Freitag, 1. Dezember 2023
Ich war 18 als ich zum ersten Mal Samstag abends ins Stairways im Schanzenviertel fuhr.

Das Stairways spielte hauptsächlich Indie-Zeug, nicht ganz so dark wie das Kir, nicht so cool wie das Front. Schräg gegenüber war das Pickenpack. Nette Indie-Normalos, bisschen schräg, ein bisschen irgendwo dazwischen. Zwischen irgend etwas, für das man keinen Namen hatte. Nicht so wie heute, mit Kürzeln und formulierten Identitäten und allem Drum und Dran.

Ich tanze die Nacht durch.

Ein paar Nächte später verliebte ich mich in eine Frau, ein Mädchen. Junge, Mann, Frau, Mädchen ... was waren wir eigentlich?! Achtzehn und unreif. Gerade mal am Anfang von irgend etwas. Ich verliebte mich in ihr Aussehen, in ihren Look, in ihren Style.

Ich sprach sie nicht an, weil ich zu schüchtern war; mein Freund sprach sie für mich an ohne dass ich es wusste. "Sie will sich mit dir treffen", sagte er zu mir.

Ich traf mich mit ihr, ich besuchte sie zuhause in ihrem Zimmer. Es war einschmaler, kleiner Raum, ich saß auf einem Sessel an einem Ende des Raumes, sie saß auf dem Boden am anderen Ende. Wie konnte so ein hübsches Mädchen so ein kleines, normales Zimmer haben?!

Sie redete von Musik, sie redete von Marc Almond und Erasure. Sie redete von nichts anderem und war ein großer Fan. Sie hatte ein Fotoalbum, das sie mir auf dem Schoß legte und für mich durchblätterte. Sie erzählte mir von deren Auftritten und dass Andy Bell in Kleidern auftrat und wie toll sie das fand. Von Marc Almond war sie ein großer Fan.
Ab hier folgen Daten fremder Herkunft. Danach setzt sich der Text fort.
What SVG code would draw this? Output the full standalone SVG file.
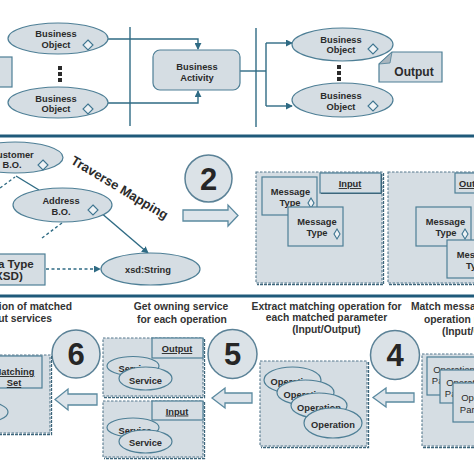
<svg xmlns="http://www.w3.org/2000/svg" width="474" height="474" viewBox="0 0 474 474">
<defs>
<style>
.t{font-family:"Liberation Sans",Arial,sans-serif;font-weight:bold;font-size:9.3px;fill:#2b2b2b;text-anchor:middle}
.tr{font-family:"Liberation Sans",Arial,sans-serif;font-size:9.5px;fill:#2b2b2b;text-anchor:middle}
.d{font-family:"Liberation Sans",Arial,sans-serif;font-weight:bold;font-size:10.3px;fill:#333;text-anchor:middle}
.n{font-family:"Liberation Sans",Arial,sans-serif;font-weight:bold;font-size:31px;fill:#262626;text-anchor:middle}
.sh{fill:#d5dde3;stroke:#4e7f96;stroke-width:1.2}
.dash{fill:#d5dde3;stroke:#56798e;stroke-width:1.1;stroke-dasharray:2.5,1.5}
.shadow{fill:none;stroke:#3d667b;stroke-width:1.3;stroke-dasharray:3,1}
.dia{fill:#eef2f5;stroke:#3e7590;stroke-width:1.1}
.con{fill:none;stroke:#2f6b84;stroke-width:1.4}
.cond{fill:none;stroke:#2f6b84;stroke-width:1.4;stroke-dasharray:3,2.5}
.sep{stroke:#1f5a7a;stroke-width:3}
.circ{fill:#dbe2e7;stroke:#5b8297;stroke-width:1.5}
.blk{fill:#dde4ea;stroke:#5b8aa0;stroke-width:1.3}
.ul{text-decoration:underline}
</style>
<marker id="ah" viewBox="0 0 8 8" refX="7" refY="4" markerWidth="7" markerHeight="7" markerUnits="userSpaceOnUse" orient="auto">
<path d="M0,0 L8,4 L0,8 z" fill="#2f6b84"/>
</marker>
</defs>
<rect width="474" height="474" fill="#ffffff"/>

<!-- section separators -->
<line class="sep" x1="0" y1="136" x2="474" y2="136"/>
<line class="sep" x1="0" y1="296" x2="474" y2="296"/>

<!-- ===== connectors ===== -->
<g id="connectors">
<line class="con" x1="130" y1="27" x2="130" y2="126"/>
<line class="con" x1="256" y1="28" x2="256" y2="127"/>
<path class="con" d="M108,39 H198 V49" marker-end="url(#ah)"/>
<path class="con" d="M108,103 H198 V91" marker-end="url(#ah)"/>
<path class="con" d="M240,71 H266"/>
<path class="con" d="M266,43 V106"/>
<path class="con" d="M266,43 H292" marker-end="url(#ah)"/>
<path class="con" d="M266,106 H292" marker-end="url(#ah)"/>
<line class="con" x1="16" y1="176" x2="39" y2="190"/>
<line class="cond" x1="0" y1="188" x2="15" y2="177"/>
<path class="con" d="M100,212 L148,253" marker-end="url(#ah)"/>
<line class="cond" x1="42" y1="238" x2="62" y2="223"/>
<path class="cond" d="M46,269 H100" marker-end="url(#ah)"/>
</g>

<!-- ===== top section ===== -->
<g id="input-box"><rect class="sh" x="-20" y="57" width="32" height="30"/></g>

<g id="bo1">
<ellipse class="sh" cx="58" cy="38.5" rx="50" ry="15.5"/>
<text class="t" x="56" y="37">Business</text>
<text class="t" x="56" y="48">Object</text>
<polygon class="dia" points="88,40 93,45 88,50 83,45"/>
</g>
<g id="dots1">
<rect x="58" y="66" width="4" height="4" fill="#2b2b2b"/>
<rect x="58" y="72" width="4" height="4" fill="#2b2b2b"/>
<rect x="58" y="78" width="4" height="4" fill="#2b2b2b"/>
</g>
<g id="bo2">
<ellipse class="sh" cx="58" cy="102.5" rx="50" ry="15.5"/>
<text class="t" x="56" y="101.5">Business</text>
<text class="t" x="56" y="112">Object</text>
<polygon class="dia" points="88,104 93,109 88,114 83,109"/>
</g>

<g id="activity">
<rect class="sh" x="153" y="50" width="87" height="40" rx="7"/>
<text class="t" x="197" y="70">Business</text>
<text class="t" x="197" y="81">Activity</text>
</g>

<g id="bo3">
<ellipse class="sh" cx="342.5" cy="44.5" rx="50.5" ry="16.5"/>
<text class="t" x="341" y="42.5">Business</text>
<text class="t" x="341" y="53">Object</text>
<polygon class="dia" points="373,44 378,49 373,54 368,49"/>
</g>
<g id="dots2">
<rect x="337" y="65" width="4" height="4" fill="#2b2b2b"/>
<rect x="337" y="71" width="4" height="4" fill="#2b2b2b"/>
<rect x="337" y="77" width="4" height="4" fill="#2b2b2b"/>
</g>
<g id="bo4">
<ellipse class="sh" cx="342.5" cy="100" rx="50.5" ry="17"/>
<text class="t" x="341" y="99">Business</text>
<text class="t" x="341" y="109.5">Object</text>
<polygon class="dia" points="373,101 378,106 373,111 368,106"/>
</g>

<g id="output-note">
<polygon class="sh" points="379,64 392,52 442,52 442,82 379,82"/>
<polygon points="379,64 392,52 390,63" fill="#aab6bf" stroke="#4e7f96" stroke-width="0.8"/>
<text x="414" y="76" style="font-family:'Liberation Sans',Arial,sans-serif;font-weight:bold;font-size:12px;fill:#2b2b2b;text-anchor:middle">Output</text>
</g>

<!-- ===== middle section ===== -->
<g id="customer">
<ellipse class="sh" cx="15" cy="157.5" rx="48" ry="15.5"/>
<text class="t" x="12" y="158">Customer</text>
<text class="t" x="12" y="168">B.O.</text>
<polygon class="dia" points="43,160 48,165 43,170 38,165"/>
</g>
<g id="address">
<ellipse class="sh" cx="62.5" cy="205" rx="49.5" ry="17"/>
<text class="t" x="61" y="203.5">Address</text>
<text class="t" x="61" y="215">B.O.</text>
<polygon class="dia" points="93,205 98,210 93,215 88,210"/>
</g>
<g id="datatype">
<rect class="sh" x="-40" y="254" width="85" height="31"/>
<text x="6.5" y="268" style="font-family:'Liberation Sans',Arial,sans-serif;font-weight:bold;font-size:11.6px;fill:#2b2b2b;text-anchor:middle">Data Type</text>
<text x="7" y="280" style="font-family:'Liberation Sans',Arial,sans-serif;font-weight:bold;font-size:11.6px;fill:#2b2b2b;text-anchor:middle">(XSD)</text>
</g>
<g id="xsdstring">
<ellipse class="sh" cx="150.5" cy="269" rx="49.5" ry="16"/>
<text class="t" x="148" y="272.5">xsd:String</text>
</g>
<g id="traverse-label">
<text transform="translate(70,163) rotate(31)" style="font-family:'Liberation Sans',Arial,sans-serif;font-weight:bold;font-size:13px;fill:#2b2b2b">Traverse Mapping</text>
</g>

<g id="step2">
<circle class="circ" cx="208.5" cy="178.5" r="23.5"/>
<text class="n" x="208.5" y="189.5">2</text>
</g>
<g id="arrow2">
<polygon class="blk" points="183,210 228,210 228,205 238,215.5 228,226 228,221 183,221"/>
</g>

<g id="msgbox-input">
<rect class="dash" x="256" y="172" width="126" height="111"/>
<path class="shadow" d="M383.5,173 V284.5 H257"/>
<rect class="sh" x="320" y="173" width="61" height="20"/>
<path d="M381.5,174 V193.5 H321" fill="none" stroke="#3d667b" stroke-width="1"/>
<text class="t ul" x="350" y="187">Input</text>
<rect class="sh" x="262" y="177" width="55" height="38"/>
<text class="t" x="290.5" y="195">Message</text>
<text class="t" x="290" y="206">Type</text>
<polygon class="dia" points="311,198 314,203 311,208 308,203"/>
<rect class="sh" x="288" y="207" width="55" height="39"/>
<text class="t" x="317" y="225">Message</text>
<text class="t" x="317" y="236">Type</text>
<polygon class="dia" points="337,229 340,234 337,239 334,234"/>
</g>

<g id="msgbox-output">
<rect class="dash" x="388" y="172" width="110" height="111"/>
<path class="shadow" d="M389,284.5 H498"/>
<rect class="sh" x="455" y="173" width="61" height="20"/>
<text class="t ul" x="459" y="187" style="text-anchor:start">Output</text>
<rect class="sh" x="416" y="207" width="55" height="39"/>
<text class="t" x="445.5" y="225">Message</text>
<text class="t" x="446" y="236">Type</text>
<polygon class="dia" points="465,229 468,234 465,239 462,234"/>
<rect class="sh" x="447" y="240" width="55" height="38"/>
<text class="t" x="476.5" y="258">Message</text>
<text class="t" x="476.5" y="268.5">Type</text>
</g>

<!-- ===== bottom section ===== -->
<g id="label6">
<text class="d" x="72" y="310" style="text-anchor:end">Intersection of matched</text>
<text class="d" x="52" y="322" style="text-anchor:end">Input/Output services</text>
</g>
<g id="label5">
<text class="d" x="181" y="310">Get owning service</text>
<text class="d" x="182" y="322.5">for each operation</text>
</g>
<g id="label4">
<text class="d" x="326.5" y="309.5">Extract matching operation for</text>
<text class="d" x="326.5" y="321">each matched parameter</text>
<text class="d" x="326.5" y="332.5">(Input/Output)</text>
</g>
<g id="label3">
<text class="d" x="411" y="310" style="text-anchor:start">Match message type to</text>
<text class="d" x="424" y="323" style="text-anchor:start">operation parameter</text>
<text class="d" x="442" y="335" style="text-anchor:start">(Input/Output)</text>
</g>

<g id="step6">
<circle class="circ" cx="76" cy="354" r="24"/>
<text class="n" x="76" y="365">6</text>
</g>
<g id="step5">
<circle class="circ" cx="232.5" cy="354" r="24.5"/>
<text class="n" x="232.5" y="365">5</text>
</g>
<g id="step4">
<circle class="circ" cx="395" cy="355" r="24.5"/>
<text class="n" x="395" y="366">4</text>
</g>

<g id="arrow6"><polygon class="blk" points="97,394 68,394 68,389 55,399.5 68,410 68,405 97,405"/></g>
<g id="arrow5"><polygon class="blk" points="252,393 225,393 225,388 212,398 225,408 225,403 252,403"/></g>
<g id="arrow4"><polygon class="blk" points="414,393 386,393 386,388 373,397.5 386,407 386,402 414,402"/></g>

<g id="matching-set">
<rect class="dash" x="-20" y="355" width="70" height="78"/>
<path class="shadow" d="M51.5,356 V434.5 H-20"/>
<rect class="sh" x="-20" y="356" width="62" height="32"/>
<text class="t ul" x="14" y="375">Matching</text>
<text class="t ul" x="14" y="386">Set</text>
<ellipse class="sh" cx="-15" cy="412" rx="23" ry="10"/>
</g>

<g id="services-output">
<rect class="dash" x="103" y="338" width="100" height="58"/>
<path class="shadow" d="M204.5,339 V397.5 H104"/>
<rect class="sh" x="152" y="338" width="51" height="20"/>
<text class="t ul" x="177" y="352">Output</text>
<ellipse class="sh" cx="133" cy="366" rx="26" ry="9.5"/>
<text class="t" x="135" y="372">Service</text>
<ellipse class="sh" cx="145.5" cy="378.5" rx="26.5" ry="11.5"/>
<text class="t" x="145.5" y="384">Service</text>
</g>

<g id="services-input">
<rect class="dash" x="103" y="401" width="100" height="56"/>
<path class="shadow" d="M204.5,402 V458.5 H104"/>
<rect class="sh" x="152" y="401" width="51" height="19"/>
<text class="t ul" x="177" y="414.5">Input</text>
<ellipse class="sh" cx="133" cy="427.5" rx="26" ry="9.5"/>
<text class="t" x="135" y="434">Service</text>
<ellipse class="sh" cx="145.5" cy="441.5" rx="26.5" ry="11.5"/>
<text class="t" x="145.5" y="446">Service</text>
</g>

<g id="operations">
<rect class="dash" x="260" y="361" width="107" height="85"/>
<path class="shadow" d="M368.5,362 V447.5 H261"/>
<ellipse class="sh" cx="292.5" cy="380" rx="28.5" ry="13"/>
<text class="t" x="292.5" y="384.5">Operation</text>
<ellipse class="sh" cx="305.5" cy="392.5" rx="28.5" ry="12.5"/>
<text class="t" x="305.5" y="397.5">Operation</text>
<ellipse class="sh" cx="319" cy="405.5" rx="28" ry="12.5"/>
<text class="t" x="319" y="410.5">Operation</text>
<ellipse class="sh" cx="333" cy="423" rx="29" ry="15"/>
<text class="t" x="333" y="428">Operation</text>
</g>

<g id="op-params">
<rect class="dash" x="422" y="354" width="80" height="92"/>
<path class="shadow" d="M423,447.5 H502"/>
<rect class="sh" x="427" y="357" width="55" height="38"/>
<text class="tr" x="454" y="373">Operation</text>
<text class="tr" x="454" y="384">Parameter</text>
<rect class="sh" x="440" y="370" width="55" height="33"/>
<text class="tr" x="467" y="386">Operation</text>
<text class="tr" x="467" y="397">Parameter</text>
<rect class="sh" x="453" y="383" width="55" height="39"/>
<text class="tr" x="482" y="401">Operation</text>
<text class="tr" x="482" y="413">Parameter</text>
</g>
</svg>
Sie sagte, dass ich doch mal kommen könne, wenn sie mit ihren Freunden zusammen Videos von deren Auftritten ansah.

Ich ging irgendwann nach Hause und traf sie nie wieder. Ich Idiot. Ich war leicht verstört. Fan sein hatte etwas Obsessives. Ich weiß nicht, ob ich "Der Fan" mit Désirée Nosbusch damals gesehen hatte, aber der Film sagte mir was. Nimm dich in acht vor Fans.

Ich kaufte mir ein Album von Marc Almond.

1991 kam "Tenement Symphony" von Marc Almond raus, 1994 "I Say I Say I Say" von Erasure. Beide Alben zählen heute noch zu meinen Lieblingsalben. In den paar Jährchen dazwischen ist viel mit mir passiert. Ich lernte Sexualität praktisch kennen, aber da war es zu spät. Zu spät für das Mädchen mit dem Sammelalbum. Noch heute weiß ich ganz genau, wie ihr Zimmer aussah, so normal, so ganz normal, aber ihre Leidenschaft, die hätte ich geteilt, nur wusste ich das damals noch nicht.